Prior to the meeting, Target released fourth-quarter and full-year 2017 results. Despite stronger-than-expected holiday sales and the benefit of recently enacted federal tax reforms, Target shares fell in pre-market trading and hadn’t recovered by Tuesday afternoon as the retailer missed earnings targets and its investment in wages and store hours offset an increase in sales. Shares ended the day down 4.5 percent at $71.79 on the New York Stock Exchange.

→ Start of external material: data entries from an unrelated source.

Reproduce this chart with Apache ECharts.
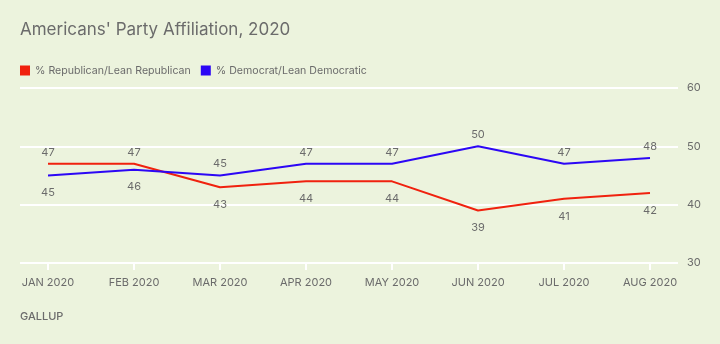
<!DOCTYPE html>
<html>
<head>
<meta charset="utf-8">
<script src="https://cdn.jsdelivr.net/npm/echarts@6/dist/echarts.min.js"></script>
<style>
  html, body { margin: 0; padding: 0; background: #ecf3dd; }
  #chart { width: 720px; height: 344px; }
</style>
</head>
<body>
<div id="chart"></div>
<script>
// Monthly party affiliation, 2020
const months = ['JAN 2020', 'FEB 2020', 'MAR 2020', 'APR 2020', 'MAY 2020', 'JUN 2020', 'JUL 2020', 'AUG 2020'];
const republican = [47, 47, 43, 44, 44, 39, 41, 42];
const democrat = [45, 46, 45, 47, 47, 50, 47, 48];
const yMin = 30, yMax = 60, yStep = 10;

const FONT = 'Inter, "Noto Sans", sans-serif';
const TEXT = '#6b6b6b';

// Label sits above the point for the higher series, below for the lower one
function points(values, other) {
  return values.map((v, i) => ({
    value: v,
    label: { position: v >= other[i] ? 'top' : 'bottom', distance: v >= other[i] ? 6 : 12 }
  }));
}

const chart = echarts.init(document.getElementById('chart'), null, { renderer: 'canvas' });

const lineLabel = { show: true, fontFamily: FONT, fontSize: 11, color: TEXT };

chart.setOption({
  backgroundColor: '#ecf3dd',
  animation: false,
  title: {
    text: "Americans' Party Affiliation, 2020",
    left: 15, top: 16,
    textStyle: { fontFamily: FONT, fontSize: 17, fontWeight: 'normal', color: TEXT }
  },
  legend: {
    left: 15, top: 60,
    icon: 'rect', itemWidth: 10, itemHeight: 10, itemGap: 10,
    textStyle: { fontFamily: FONT, fontSize: 10.6, color: TEXT },
    data: ['% Republican/Lean Republican', '% Democrat/Lean Democratic']
  },
  graphic: [{
    type: 'text', left: 20, top: 311,
    style: { text: 'GALLUP', font: '500 11px ' + FONT, fill: TEXT, letterSpacing: 1.5 }
  }],
  grid: [
    // plotting grid: first and last months inset from the gridline ends
    { left: 48, right: 70, top: 88, bottom: 81 },
    // background grid carrying the full-width gridlines and the right-hand scale
    { left: 20, right: 42, top: 88, bottom: 81 }
  ],
  xAxis: [
    {
      type: 'category', gridIndex: 0, data: months, boundaryGap: false,
      axisLine: { show: true, lineStyle: { color: '#ffffff', width: 2 } },
      axisTick: { show: true, length: 7, lineStyle: { color: '#ffffff', width: 2 } },
      axisLabel: { fontFamily: FONT, fontSize: 11, color: TEXT, margin: 14, interval: 0 },
      splitLine: { show: false },
      z: 5
    },
    { type: 'value', gridIndex: 1, show: false }
  ],
  yAxis: [
    { type: 'value', gridIndex: 0, min: yMin, max: yMax, interval: yStep, show: false, splitLine: { show: false } },
    {
      type: 'value', gridIndex: 1, position: 'right',
      min: yMin, max: yMax, interval: yStep,
      axisLine: { show: false },
      axisTick: { show: false },
      splitLine: { lineStyle: { color: '#ffffff', width: 2 } },
      axisLabel: { fontFamily: FONT, fontSize: 11, color: TEXT, margin: 9 }
    }
  ],
  series: [
    {
      name: '% Republican/Lean Republican', type: 'line',
      xAxisIndex: 0, yAxisIndex: 0,
      data: points(republican, democrat),
      color: '#f0210e', lineStyle: { width: 2 },
      symbol: 'circle', symbolSize: 0, showSymbol: true,
      label: lineLabel,
      labelLayout: { hideOverlap: false },
      z: 3
    },
    {
      name: '% Democrat/Lean Democratic', type: 'line',
      xAxisIndex: 0, yAxisIndex: 0,
      data: points(democrat, republican),
      color: '#2c07f5', lineStyle: { width: 2 },
      symbol: 'circle', symbolSize: 0, showSymbol: true,
      label: lineLabel,
      labelLayout: { hideOverlap: false },
      z: 3
    }
  ]
});
</script>
</body>
</html>
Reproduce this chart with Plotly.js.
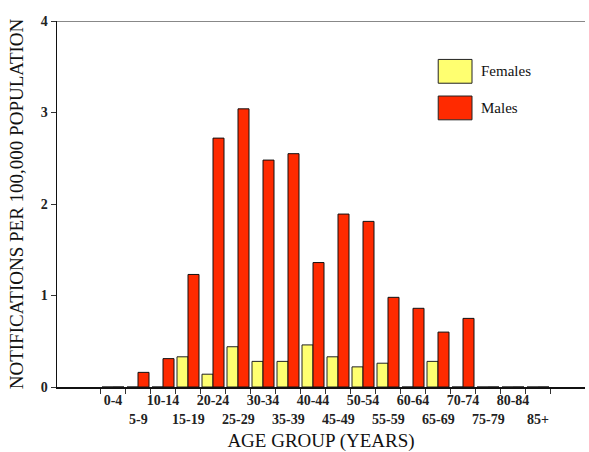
<!DOCTYPE html>
<html>
<head>
<meta charset="utf-8">
<script src="https://cdn.plot.ly/plotly-3.0.1.min.js"></script>
<style>
  html, body { margin: 0; padding: 0; background: #fff; }
  #chart { width: 589px; height: 452px; }
</style>
</head>
<body>
<div id="chart"></div>
<script>
// age groups (categories on the x axis)
const ageGroups = ['0-4', '5-9', '10-14', '15-19', '20-24', '25-29', '30-34', '35-39', '40-44',
    '45-49', '50-54', '55-59', '60-64', '65-69', '70-74', '75-79', '80-84', '85+'];

// notifications per 100,000 population
const femaleRates = [0, 0, 0, 0.33, 0.14, 0.44, 0.28, 0.28, 0.46,
    0.33, 0.22, 0.26, 0, 0.28, 0, 0, 0, 0];
const maleRates = [0, 0.16, 0.31, 1.23, 2.72, 3.04, 2.48, 2.55, 1.36,
    1.89, 1.81, 0.98, 0.86, 0.60, 0.75, 0, 0, 0];

const yTicks = [0, 1, 2, 3, 4];

const serif = '"Liberation Serif", "DejaVu Serif", serif';
const tickFont = {family: serif, size: 14, color: '#222', weight: 'bold'};

// labels alternate between two rows: even ones as tick text, odd ones as annotations below
const tickText = ageGroups.map((g, i) => i % 2 === 0 ? g : '');
const lowerRow = ageGroups
    .filter((g, i) => i % 2 === 1)
    .map(g => ({
        x: g, xref: 'x', y: 0, yref: 'paper', yshift: -32,
        text: g, showarrow: false, yanchor: 'middle',
        font: tickFont
    }));

const femaleTrace = {
    x: ageGroups, y: femaleRates, type: 'bar', name: 'Females',
    marker: {color: '#ffff70', line: {color: '#222', width: 1}},
    showlegend: false
};
const maleTrace = {
    x: ageGroups, y: maleRates, type: 'bar', name: 'Males',
    marker: {color: '#ff2a00', line: {color: '#111', width: 1}},
    showlegend: false
};

// hand drawn legend boxes, so they match the big swatches of the original
const legendItems = [
    {label: 'Females', color: '#ffff70', y0: 0.83, y1: 0.895},
    {label: 'Males', color: '#ff2a00', y0: 0.73, y1: 0.795}
];
const legendShapes = legendItems.map(it => ({
    type: 'rect', xref: 'paper', yref: 'paper',
    x0: 0.722, x1: 0.786, y0: it.y0, y1: it.y1,
    fillcolor: it.color, line: {color: '#222', width: 1}
}));
const legendText = legendItems.map(it => ({
    x: 0.80, xref: 'paper', y: (it.y0 + it.y1) / 2, yref: 'paper',
    text: it.label, showarrow: false, xanchor: 'left', yanchor: 'middle',
    font: {family: serif, size: 15, color: '#111'}
}));

const layout = {
    width: 589, height: 452,
    margin: {l: 57, r: 4, t: 21, b: 65},
    paper_bgcolor: '#fff', plot_bgcolor: '#fff',
    font: {family: serif, color: '#222'},
    barmode: 'group', bargap: 0.12, bargroupgap: 0,
    xaxis: {
        type: 'category', range: [-2.24, 18.88],
        tickvals: ageGroups, ticktext: tickText, tickson: 'boundaries',
        tickangle: 0,
        ticks: 'outside', ticklen: 5, tickcolor: '#333',
        showline: true, linecolor: '#111', linewidth: 1.5,
        showgrid: false, zeroline: false,
        tickfont: tickFont,
        title: {text: 'AGE GROUP (YEARS)', font: {family: serif, size: 19, color: '#111'}, standoff: 30}
    },
    yaxis: {
        range: [0, 4], tickvals: yTicks,
        ticks: 'outside', ticklen: 5, tickcolor: '#333',
        showline: true, linecolor: '#111', linewidth: 1.5,
        showgrid: false, zeroline: false,
        tickfont: tickFont,
        title: {text: 'NOTIFICATIONS PER 100,000 POPULATION', font: {family: serif, size: 19, color: '#111'}, standoff: 12}
    },
    shapes: [
        // grey line along the top of the plot
        {type: 'line', xref: 'paper', yref: 'y', x0: 0, x1: 1, y0: 4, y1: 4, line: {color: '#888', width: 2}}
    ].concat(legendShapes),
    annotations: lowerRow.concat(legendText)
};

Plotly.newPlot('chart', [femaleTrace, maleTrace], layout, {displayModeBar: false, staticPlot: true});
</script>
</body>
</html>
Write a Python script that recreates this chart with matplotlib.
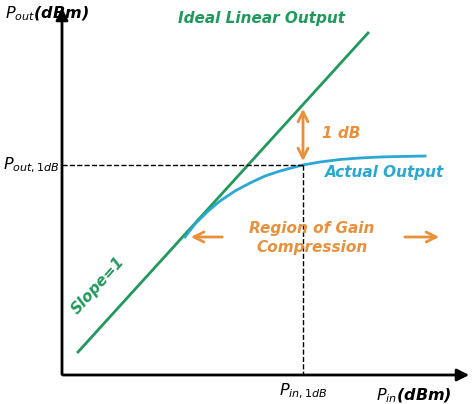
import matplotlib
matplotlib.use("Agg")
import matplotlib.pyplot as plt

ideal_x = [78, 368]
ideal_y = [352, 33]
actual_x = [185, 195, 207, 220, 235, 250, 265, 280, 295, 303, 320, 340, 360, 380, 400, 425]
actual_y = [237, 224, 212, 201, 191, 183, 176, 171, 167, 165, 162, 159.5, 158, 157, 156.5, 156]
p_in_1db = 303
p_out_1db = 165

GREEN = "#1f9a5c"; BLUE = "#2aa8d4"; ORANGE = "#e8913a"
fig = plt.figure(figsize=(4.74, 4.04), dpi=100)
ax = fig.add_axes([0, 0, 1, 1])
ax.set_xlim(0, 474); ax.set_ylim(404, 0); ax.axis("off")

ap = dict(arrowstyle="-|>", color="black", lw=2, mutation_scale=18)
ax.annotate("", xy=(62, 5), xytext=(62, 377), arrowprops=ap)
ax.annotate("", xy=(472, 375), xytext=(60, 375), arrowprops=ap)

ax.plot(ideal_x, ideal_y, color=GREEN, lw=2)
ax.plot(actual_x, actual_y, color=BLUE, lw=2)
ax.plot([62, p_in_1db], [p_out_1db]*2, "k--", lw=1)
ax.plot([p_in_1db]*2, [p_out_1db, 375], "k--", lw=1)

oap = dict(arrowstyle="->", color=ORANGE, lw=2, mutation_scale=18)
ax.annotate("", xy=(303, 106), xytext=(303, 164), arrowprops=dict(arrowstyle="<->", color=ORANGE, lw=2, mutation_scale=18))
ax.annotate("", xy=(188, 237), xytext=(225, 237), arrowprops=oap)
ax.annotate("", xy=(442, 237), xytext=(402, 237), arrowprops=oap)

kw = dict(fontweight="bold", fontstyle="italic")
ax.text(5, 14, r"$P_{out}$(dBm)", fontsize=11.5, va="center", **kw)
ax.text(262, 19, "Ideal Linear Output", color=GREEN, fontsize=11, ha="center", va="center", **kw)
ax.text(322, 133, "1 dB", color=ORANGE, fontsize=11, va="center", **kw)
ax.text(385, 172, "Actual Output", color=BLUE, fontsize=11, ha="center", va="center", **kw)
ax.text(312, 238, "Region of Gain\nCompression", color=ORANGE, fontsize=11, ha="center", va="center", linespacing=1.3, **kw)
ax.text(98, 285, "Slope=1", color=GREEN, fontsize=11, ha="center", va="center", rotation=48, **kw)
ax.text(3, 165, r"$P_{out,1dB}$", fontsize=11.5, va="center", **kw)
ax.text(303, 391, r"$P_{in,1dB}$", fontsize=11.5, ha="center", va="center", **kw)
ax.text(376, 396, r"$P_{in}$(dBm)", fontsize=11.5, va="center", **kw)
fig.savefig("out.png", dpi=100)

Cornell was not deterred by Wall Street’s reaction to Target’s wage hike. With the goal of elevating service in stores, he revealed that the retailer will raise its minimum hourly wage to $12 for existing team members in the spring. Target in October increased to $11 the minimum hourly wage and has committed to raising it to $15 by the end of 2020. A starting wage of $12 is higher than the state-level minimum wage in all 50 states.
“We’re placing people in departments based on their interests and background,” the ceo said, adding, “We’re committed to paid training. We’re giving them tools. Last year, we launched an app on the team member device. When checkout lanes are full, team members can use the device for checkout.”
Net income rose 34.7 percent in the fourth quarter ended Feb. 3 to $1.1 billion, or $2.02 per share, from $817 million, or $1.45 per share, in the 2016 fourth quarter ended Jan. 28. Net income in fiscal 2017 increased 7.2 percent to $2.93 billion, or $5.33 per share, from $2.74 billion, or $4.70 per share in fiscal 2016.
Excluding onetime items, Target earned $1.37 a share, one penny below analysts’ estimates, compared to $1.45 in 2016’s fourth quarter. The company said higher wages dented profit margins. Full-year adjusted EPS was $4.71, compared with $5.01 in 2016.
Revenue climbed 10 percent to $22.8 billion in the fourth quarter of 2017, from $20.7 billion in last year’s period, beating analysts’ consensus of $22.5 billion, reflecting the impact of an additional week in this year’s fourth quarter, a 3.6 percent increase in comparable sales, and sales in non-mature stores.
Comp-store sales in the fourth quarter increased 3.6 percent increase, while traffic grew 3.2 percent in the period, reflecting healthy increases in stores and digital channels. Fourth quarter comparable digital channel sales rose 29 percent, on top of 34 percent last year, contributing 1.8 percentage points of comparable growth.
The retailer said it saw healthy comparable sales growth across all five of its core merchandise categories.
The fourth-quarter earnings before interest and taxes margin rate was 5.1 percent, compared with 6.5 percent, in 2016. Gross margin rate in the fourth quarter was 26.2 percent, compared with 26.6 percent in 2016, reflecting pressure from digital fulfillment costs. The impact of the retailer’s pricing and promotional efforts was offset by cost savings. The expense rate of fourth-quarter selling, general and administrative expenses was 18.5 percent in 2017, compared with 17.5 percent in 2016, driven by higher compensation costs. Those costs included team member incentives and investing in store team member hours and wage rates, partially offset by cost saving initiatives.
For the trailing 12 months through the fourth quarter of 2017, after-tax return on invested capital was 15.9 percent, compared with 15 percent for the 12 months through fourth-quarter 2016.
In first quarter of the year, Target expects a low-single-digit increase in comparable sales, and GAAP EPS from continuing operations and adjusted EPS of $1.25 to $1.45.
The retailer said it expects a low-single-digit increase in comp sales for full-year 2018 and EPS from continuing operations $5.15 to $5.45.